Investment insights

The importance of alignment

We believe that the price you pay an investment manager for managing your money should be aligned with the value they create for you over the long term. Saleem Sonday explains our view on investment management fees and why we believe that alignment is essential. 

Next year, Allan Gray will mark 50 years of building long-term wealth for clients. Looking at the next five decades, we aim to continue to provide our clients with benchmark-beating long-term returns. If we succeed, then we would have done a great job for our clients for a century. This is no trivial goal.

Alignment is key to who we are

As a business focused on active investment management, building long-term wealth on behalf of our clients is our core focus. We do this through the consistent application of our investment philosophy and process. We take a contrarian approach, which means we often look different from our peers and the market. It can take time for our investment decisions to yield results, which can test clients’ patience; it is therefore important to us that our clients understand how we invest so that they remain invested long enough to enjoy the rewards when they come. If our funds do well, but only after clients have already disinvested, we have failed. Because our returns can look very different from the market, we believe that performance fees are appropriate for the way we operate. A fee that adjusts in response to performance creates an alignment of interests.
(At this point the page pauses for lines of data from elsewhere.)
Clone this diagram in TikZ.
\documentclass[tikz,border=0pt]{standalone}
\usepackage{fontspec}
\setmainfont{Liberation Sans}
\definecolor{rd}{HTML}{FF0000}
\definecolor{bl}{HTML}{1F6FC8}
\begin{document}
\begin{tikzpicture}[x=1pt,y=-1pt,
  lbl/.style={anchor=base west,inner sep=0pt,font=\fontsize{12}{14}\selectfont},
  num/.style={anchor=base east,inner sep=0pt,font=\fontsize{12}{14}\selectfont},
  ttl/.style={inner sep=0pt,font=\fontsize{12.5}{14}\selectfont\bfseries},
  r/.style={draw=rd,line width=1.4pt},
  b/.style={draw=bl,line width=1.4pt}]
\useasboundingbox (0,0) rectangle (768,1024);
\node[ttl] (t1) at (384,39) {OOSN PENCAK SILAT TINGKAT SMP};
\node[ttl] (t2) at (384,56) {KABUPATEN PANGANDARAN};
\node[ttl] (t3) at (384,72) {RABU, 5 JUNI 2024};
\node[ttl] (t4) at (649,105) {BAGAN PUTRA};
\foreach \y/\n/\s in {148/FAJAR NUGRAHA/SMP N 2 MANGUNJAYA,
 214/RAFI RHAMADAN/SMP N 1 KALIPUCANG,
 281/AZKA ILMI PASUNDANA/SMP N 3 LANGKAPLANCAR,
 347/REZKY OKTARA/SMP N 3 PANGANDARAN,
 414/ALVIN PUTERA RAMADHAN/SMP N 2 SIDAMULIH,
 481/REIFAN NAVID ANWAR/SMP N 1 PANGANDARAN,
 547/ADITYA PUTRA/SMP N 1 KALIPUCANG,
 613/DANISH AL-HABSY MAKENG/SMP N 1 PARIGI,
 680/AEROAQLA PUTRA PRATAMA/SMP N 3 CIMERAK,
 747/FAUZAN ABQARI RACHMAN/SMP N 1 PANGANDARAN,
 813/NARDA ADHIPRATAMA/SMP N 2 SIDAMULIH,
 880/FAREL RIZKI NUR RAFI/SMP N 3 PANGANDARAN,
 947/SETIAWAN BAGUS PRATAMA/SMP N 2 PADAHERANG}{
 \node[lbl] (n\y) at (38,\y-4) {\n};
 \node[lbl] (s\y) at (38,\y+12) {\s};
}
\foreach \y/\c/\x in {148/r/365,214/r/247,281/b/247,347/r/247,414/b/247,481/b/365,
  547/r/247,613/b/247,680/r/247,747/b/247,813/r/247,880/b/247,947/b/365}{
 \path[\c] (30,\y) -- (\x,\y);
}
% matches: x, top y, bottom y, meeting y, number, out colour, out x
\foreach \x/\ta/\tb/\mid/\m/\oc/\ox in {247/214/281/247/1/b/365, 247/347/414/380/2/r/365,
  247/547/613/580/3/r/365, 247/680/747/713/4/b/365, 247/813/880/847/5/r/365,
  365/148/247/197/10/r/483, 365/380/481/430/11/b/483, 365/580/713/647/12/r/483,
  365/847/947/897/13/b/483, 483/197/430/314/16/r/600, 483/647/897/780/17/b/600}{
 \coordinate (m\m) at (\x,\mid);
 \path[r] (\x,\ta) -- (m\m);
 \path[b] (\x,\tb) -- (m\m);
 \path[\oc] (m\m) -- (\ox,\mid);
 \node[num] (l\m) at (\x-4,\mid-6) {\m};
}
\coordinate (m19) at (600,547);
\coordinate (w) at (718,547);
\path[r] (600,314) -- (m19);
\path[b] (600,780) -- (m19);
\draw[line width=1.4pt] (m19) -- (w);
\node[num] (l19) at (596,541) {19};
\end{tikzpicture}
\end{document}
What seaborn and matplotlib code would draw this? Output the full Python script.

Alignment with clients is a key business principle and influences all aspects of how we operate.

Alignment with clients is a key business principle and influences all aspects of how we operate. Since our inception in 1973, we have subscribed to the idea that client outcomes are the number-one priority. This approach is critical to building and sustaining our clients’ confidence and trust. The business has been structured to make sure that we do well when we deliver on our goals and commitments to clients, and we feel the pain with clients when we do not. Senior decision-makers are not remunerated through short-term incentives, like bonuses, but primarily through longer-term incentive structures directly linked to the client value-add over time.

Fee levels should correlate with performance

In our view, clients should only ever pay an above-average fee when they have benefited from above-average performance, and they should pay less when performance fails to meet the required expectations. In essence, we are joined at the hip with our clients.

We constantly review our fee structures to ensure they remain fair and competitive.

Of course, all active managers aim to deliver outperformance, but we believe this focus is heightened when a performance fee is charged. Fixed fees, while simpler to understand, are earned regardless of whether a manager has delivered on their commitments.

Delivering value for money

In our view, a fair performance fee should reflect the value that an active fund manager has added for clients compared to a fair benchmark, and adjust appropriately during periods of under- and outperformance. We constantly review our fee structures to ensure they remain fair and competitive. Rather than aiming to be the cheapest in the market, we firmly believe that our fees should represent good value for money.

Actively adding value

As a proudly active manager, we perform investment research to come to our assessment of what we believe is the true worth of an asset. Any estimate of value tries to forecast the future profitability and growth of a company and is therefore inherently inaccurate, which is why we include a “margin of safety” in our estimates.

Investing with a margin of safety allows us to preserve clients’ capital while seeking long-term outperformance.

Every asset to be included or excluded from our portfolio is carefully considered in light of our findings. This is different from passive managers, who don't make active choices about what to own and aim to deliver results in line with the market return. Investing with a margin of safety allows us to preserve clients’ capital while seeking long-term outperformance.

Our approach links our success to our clients’ success: If we do not succeed for our clients, we think that they should vote with their feet. This view keeps our system on edge, but it also drives accountability and requires ongoing diligence on our part.

Our structure supports our philosophy and approach

We are privately owned into perpetuity. Our majority shareholder, Allan & Gill Gray Foundation, shares our long-term orientation and purpose – which enable us to stick to decisions we believe are in the long-term best interests of clients, and to withstand the short-term pressures often faced by listed entities.

Our founder, Allan Gray, believed that fees should encourage the firm and its personnel to act in the best interest of clients and to generate real, sustainable, long-term returns. Given that performance fees mean that investment managers are remunerated for what they deliver, a well-designed performance fee should lead to better outcomes and deliver what matters most to clients – long-term wealth creation.